_INSTRUCTIONS FOR THE TASK:_ Reproduce nothing except the lines between the line with "Generate a Python" and the line with "1748, 1748, 1689]", both ends included, and please leave out pictures.

- - - -

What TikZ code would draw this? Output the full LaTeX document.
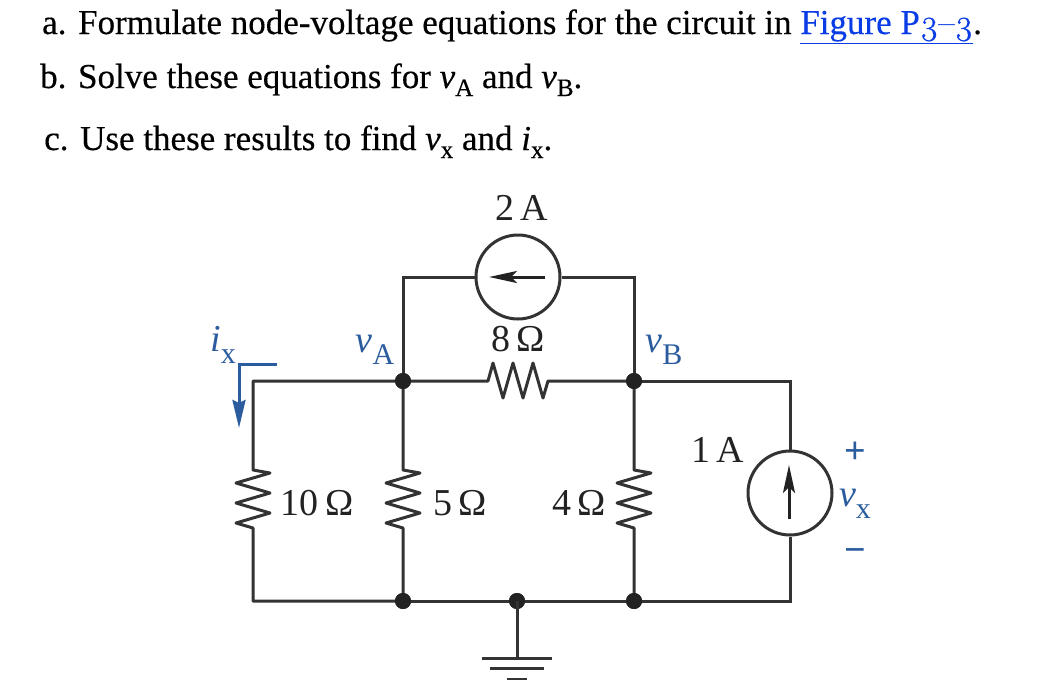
\documentclass[tikz,border=0pt]{standalone}
\usepackage{fontspec}
\setmainfont{Liberation Serif}
\newfontfamily\quesfont[FakeBold=0.35]{Liberation Serif}
\newfontfamily\oldnum[Numbers=OldStyle,FakeBold=0.6]{Latin Modern Roman}
\usetikzlibrary{arrows.meta}
\definecolor{wire}{HTML}{333333}
\definecolor{figblue}{HTML}{2B5C9E}
\definecolor{linkblue}{HTML}{0A3CE6}
\definecolor{ink}{HTML}{222222}
\newcommand{\vsub}[2]{\textit{#1}\raisebox{-8pt}{\fontsize{25}{25}\selectfont #2}}
\newcommand{\flab}[2]{\textit{#1}\raisebox{-12pt}{\fontsize{30}{30}\selectfont #2}}
\tikzset{
  x=1pt,y=-1pt,
  wireline/.style={draw=wire,line width=3pt,line join=miter},
  resline/.style={draw=wire,line width=3pt,line join=round},
  src/.style={circle,draw=wire,line width=3pt,fill=white,minimum size=84pt,inner sep=0pt},
  dot/.style={circle,fill=ink,minimum size=16pt,inner sep=0pt},
  val/.style={text=ink,font=\fontsize{38}{38}\selectfont,inner sep=0pt},
  blab/.style={text=figblue,font=\fontsize{38}{38}\selectfont,inner sep=0pt},
  ques/.style={anchor=base west,text=black,inner sep=0pt,font=\quesfont\fontsize{35}{35}\selectfont},
  vres/.style={to path={-- ++(17,3) -- ++(-34,10) -- ++(34,10) -- ++(-34,10) -- ++(34,10) -- ++(-34,10) -- (\tikztotarget)}},
  hres/.style={to path={-- ++(5,-18) -- ++(10,35) -- ++(10,-35) -- ++(10,35) -- ++(10,-35) -- ++(10,35) -- (\tikztotarget)}},
  srcarrow/.style={draw=ink,line width=3pt,-{Stealth[length=28pt,width=12pt,inset=6pt]}},
  curarrow/.style={draw=figblue,line width=3pt,-{Stealth[length=28pt,width=13pt,inset=3pt]}},
}
\begin{document}
\begin{tikzpicture}
\useasboundingbox (0,0) rectangle (1044,696);
% question text
\node[ques] (qa) at (42,34) {a. Formulate node-voltage equations for the circuit in \textcolor{linkblue}{\underline{Figure P{\oldnum 3–3}}}.};
\node[ques] (qb) at (40,88) {b. Solve these equations for \vsub{v}{A} and \vsub{v}{B}.};
\node[ques] (qc) at (44,150) {c. Use these results to find \vsub{v}{x} and \vsub{i}{x}.};
% junctions
\node[dot] (A) at (403,381) {};
\node[dot] (B) at (634,381) {};
\node[dot] (C) at (403,601) {};
\node[dot] (G) at (517,601) {};
\node[dot] (D) at (634,601) {};
% sources
\node[src] (S2) at (518,277) {};
\node[src] (S1) at (790,493) {};
% corners and resistor ends
\coordinate (tl) at (403,277);
\coordinate (tr) at (634,277);
\coordinate (ll) at (253,381);
\coordinate (lb) at (253,601);
\coordinate (rr) at (790,381);
\coordinate (rb) at (790,601);
\coordinate (r8a) at (488,381);
\coordinate (r8b) at (548,381);
\coordinate (r10a) at (253,470);
\coordinate (r10b) at (253,528);
\coordinate (r5a) at (403,470);
\coordinate (r5b) at (403,528);
\coordinate (r4a) at (634,470);
\coordinate (r4b) at (634,528);
% wires
\draw[wireline] (S2.west) -- (tl) -- (A.center);
\draw[wireline] (S2.east) -- (tr) -- (B.center);
\draw[resline] (A.center) -- (r8a) to[hres] (r8b) -- (B.center);
\draw[resline] (A.center) -- (ll) -- (r10a) to[vres] (r10b) -- (lb) -- (C.center);
\draw[resline] (A.center) -- (r5a) to[vres] (r5b) -- (C.center);
\draw[resline] (B.center) -- (r4a) to[vres] (r4b) -- (D.center);
\draw[wireline] (B.center) -- (rr) -- (S1.north);
\draw[wireline] (S1.south) -- (rb) -- (D.center);
\draw[wireline] (C.center) -- (G.center) -- (D.center);
% redraw junctions above the wires
\foreach \n in {A,B,C,G,D} \fill[ink] (\n) circle (8);
% ground
\coordinate (g1) at (517,658);
\draw[wireline] (G.center) -- (g1);
\draw[wireline] (482,658) -- (552,658);
\draw[wireline] (490,668) -- (544,668);
\fill[wire] (507,678) rectangle (527,680);
% source arrows
\coordinate (a2s) at (545,277);
\coordinate (a2e) at (489,277);
\draw[srcarrow] (a2s) -- (a2e);
\coordinate (a1s) at (789,519);
\coordinate (a1e) at (789,465);
\draw[srcarrow] (a1s) -- (a1e);
% current arrow
\coordinate (ixa) at (277,364);
\coordinate (ixb) at (239,364);
\coordinate (ixc) at (239,428);
\draw[curarrow] (ixa) -- (ixb) -- (ixc);
% values
\node[val] (l2) at (522,208) {2\,A};
\node[val] (l8) at (518,339) {8\,Ω};
\node[val] (l10) at (317,503) {10\,Ω};
\node[val] (l5) at (460,503) {5\,Ω};
\node[val] (l4) at (579,503) {4\,Ω};
\node[val] (l1) at (718,450) {1\,A};
% blue labels
\node[blab] (lix) at (223,345) {\flab{i}{x}};
\node[blab] (lva) at (375,350) {\flab{v}{A}};
\node[blab] (lvb) at (664,350) {\flab{v}{B}};
\node[blab] (lvx) at (855,504) {\flab{v}{x}};
\node[blab,font=\bfseries\fontsize{38}{38}\selectfont] (lp) at (855,453) {+};
\node[blab,font=\bfseries\fontsize{38}{38}\selectfont] (lm) at (855,556) {\textminus};
\end{tikzpicture}
\end{document}
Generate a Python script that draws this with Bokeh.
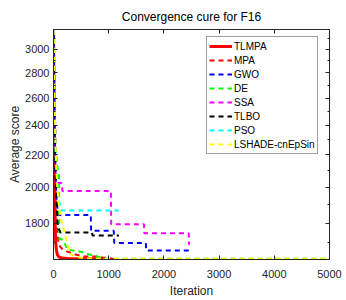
from bokeh.plotting import figure
from bokeh.models import Range1d, FixedTicker, LinearAxis, LogAxis, NumeralTickFormatter
from bokeh.models.labeling import CustomLabelingPolicy
from bokeh.embed import file_html
from bokeh.resources import INLINE

# ---- data ----
tlmpa_it = [1, 8, 15, 22, 30, 40, 55, 70, 100, 150, 250, 400, 900]
tlmpa_v = [3160, 2700, 2300, 2000, 1800, 1700, 1660, 1640, 1630, 1625, 1623, 1622, 1621]

mpa_it = [1, 10, 20, 30, 40, 55, 70, 90, 120, 170, 260, 400, 550, 860, 880, 1000, 1100]
mpa_v = [3177, 2850, 2500, 2200, 2000, 1850, 1760, 1700, 1680, 1665, 1655, 1642, 1632, 1632, 1627, 1625, 1621]

gwo_it = [1, 10, 20, 30, 45, 60, 96, 676, 680, 1092, 1100, 1672, 1680, 2490]
gwo_v = [3150, 2800, 2450, 2200, 2000, 1900, 1844, 1844, 1760, 1760, 1698, 1698, 1661, 1661]

de_it = [1, 15, 30, 50, 80, 100, 105, 170, 260, 370, 500, 600, 730, 850, 1000, 5000]
de_v = [3170, 2700, 2400, 2200, 2100, 2080, 1720, 1714, 1665, 1660, 1655, 1645, 1638, 1628, 1621, 1621]

ssa_it = [1, 15, 30, 50, 70, 150, 160, 1040, 1045, 1640, 1645, 2450, 2455]
ssa_v = [3177, 2750, 2400, 2150, 2026, 2026, 1979, 1979, 1795, 1795, 1748, 1748, 1689]

tlbo_it = [1, 10, 20, 30, 45, 60, 78, 130, 700, 705, 1185]
tlbo_v = [3165, 2800, 2450, 2200, 2000, 1880, 1780, 1751, 1751, 1736, 1736]

pso_it = [1, 10, 20, 35, 50, 70, 100, 150, 1185]
pso_v = [3177, 2850, 2500, 2250, 2100, 2000, 1920, 1868, 1868]

lshade_it = [1, 10, 20, 35, 50, 70, 100, 130, 190, 230, 260, 300, 400, 600, 1000, 5000]
lshade_v = [3175, 2850, 2550, 2300, 2150, 2000, 1900, 1830, 1760, 1714, 1680, 1645, 1630, 1623, 1621, 1621]

names = ["TLMPA", "MPA", "GWO", "DE", "SSA", "TLBO", "PSO", "LSHADE-cnEpSin"]
colors = ["#FF0000", "#FF0000", "#0000FF", "#00FF00", "#FF00FF", "#000000", "#00FFFF", "#FFFF00"]

x_ticks = [0, 1000, 2000, 3000, 4000, 5000]
y_ticks = [1800, 2000, 2200, 2400, 2600, 2800, 3000]
y_minor = [1700, 1900, 2100, 2300, 2500, 2700, 2900, 3100]

series = [(tlmpa_it, tlmpa_v), (mpa_it, mpa_v), (gwo_it, gwo_v), (de_it, de_v),
          (ssa_it, ssa_v), (tlbo_it, tlbo_v), (pso_it, pso_v), (lshade_it, lshade_v)]

FONT = "Liberation Sans"
AXC = "#262626"

p = figure(width=346, height=300, x_range=Range1d(0, 5000), y_range=Range1d(1618, 3180),
           y_axis_type="log", output_backend="svg", toolbar_location=None,
           min_border_left=53, min_border_right=17, min_border_top=29, min_border_bottom=40)
p.background_fill_color = "white"
p.border_fill_color = "white"
p.outline_line_color = AXC
p.xgrid.visible = False
p.ygrid.visible = False

p.title.text = "Convergence cure for F16"
p.title.align = "center"
p.title.text_font = FONT
p.title.text_font_size = "12px"
p.title.text_font_style = "normal"
p.title.text_color = "#000000"
p.title.standoff = 3

for i, ((it, v), name, c) in enumerate(zip(series, names, colors)):
    if i == 0:
        p.line(it, v, line_color=c, line_width=3, legend_label=name)
    else:
        p.line(it, v, line_color=c, line_width=2, line_dash="5 4", legend_label=name)


def style(ax, labels=True):
    ax.major_tick_in = 4
    ax.major_tick_out = 0
    ax.minor_tick_in = 2
    ax.minor_tick_out = 0
    ax.axis_line_color = AXC
    ax.major_tick_line_color = AXC
    ax.minor_tick_line_color = AXC
    ax.major_label_text_font = FONT
    ax.major_label_text_font_size = "11px"
    ax.major_label_text_color = AXC
    ax.axis_label_text_font = FONT
    ax.axis_label_text_font_size = "12px"
    ax.axis_label_text_font_style = "normal"
    ax.axis_label_text_color = AXC
    if not labels:
        ax.major_label_policy = CustomLabelingPolicy(code="return new Set()")
        ax.major_label_text_font_size = "1px"
        ax.major_label_standoff = 0


xt = FixedTicker(ticks=x_ticks, minor_ticks=[])
yt = FixedTicker(ticks=y_ticks, minor_ticks=y_minor)

xa = p.xaxis[0]
xa.ticker = xt
xa.formatter = NumeralTickFormatter(format="0")
xa.axis_label = "Iteration"
style(xa)
xa.major_label_standoff = 10
xa.axis_label_standoff = 3

ya = p.yaxis[0]
ya.ticker = yt
ya.formatter = NumeralTickFormatter(format="0")
ya.axis_label = "Average score"
style(ya)
ya.major_label_standoff = 4
ya.axis_label_standoff = 0

top = LinearAxis(ticker=FixedTicker(ticks=x_ticks, minor_ticks=[]))
style(top, labels=False)
p.add_layout(top, "above")

right = LogAxis(ticker=FixedTicker(ticks=y_ticks, minor_ticks=y_minor))
style(right, labels=False)
p.add_layout(right, "right")

lg = p.legend[0]
lg.location = (153, 105)
lg.margin = 0
lg.padding = 2
lg.spacing = 0
lg.label_height = 14
lg.glyph_height = 14
lg.glyph_width = 23
lg.label_standoff = 2
lg.label_text_font = FONT
lg.label_text_font_size = "10px"
lg.label_text_color = "#000000"
lg.border_line_color = "#404040"
lg.border_line_width = 1
lg.background_fill_color = "white"
lg.background_fill_alpha = 1.0

open("out.html", "w").write(file_html(p, INLINE))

- - - -

_FULL ANSWER:_
Generate a Python script that draws this with Bokeh.
from bokeh.plotting import figure
from bokeh.models import Range1d, FixedTicker, LinearAxis, LogAxis, NumeralTickFormatter
from bokeh.models.labeling import CustomLabelingPolicy
from bokeh.embed import file_html
from bokeh.resources import INLINE

# ---- data ----
tlmpa_it = [1, 8, 15, 22, 30, 40, 55, 70, 100, 150, 250, 400, 900]
tlmpa_v = [3160, 2700, 2300, 2000, 1800, 1700, 1660, 1640, 1630, 1625, 1623, 1622, 1621]

mpa_it = [1, 10, 20, 30, 40, 55, 70, 90, 120, 170, 260, 400, 550, 860, 880, 1000, 1100]
mpa_v = [3177, 2850, 2500, 2200, 2000, 1850, 1760, 1700, 1680, 1665, 1655, 1642, 1632, 1632, 1627, 1625, 1621]

gwo_it = [1, 10, 20, 30, 45, 60, 96, 676, 680, 1092, 1100, 1672, 1680, 2490]
gwo_v = [3150, 2800, 2450, 2200, 2000, 1900, 1844, 1844, 1760, 1760, 1698, 1698, 1661, 1661]

de_it = [1, 15, 30, 50, 80, 100, 105, 170, 260, 370, 500, 600, 730, 850, 1000, 5000]
de_v = [3170, 2700, 2400, 2200, 2100, 2080, 1720, 1714, 1665, 1660, 1655, 1645, 1638, 1628, 1621, 1621]

ssa_it = [1, 15, 30, 50, 70, 150, 160, 1040, 1045, 1640, 1645, 2450, 2455]
ssa_v = [3177, 2750, 2400, 2150, 2026, 2026, 1979, 1979, 1795, 1795, 1748, 1748, 1689]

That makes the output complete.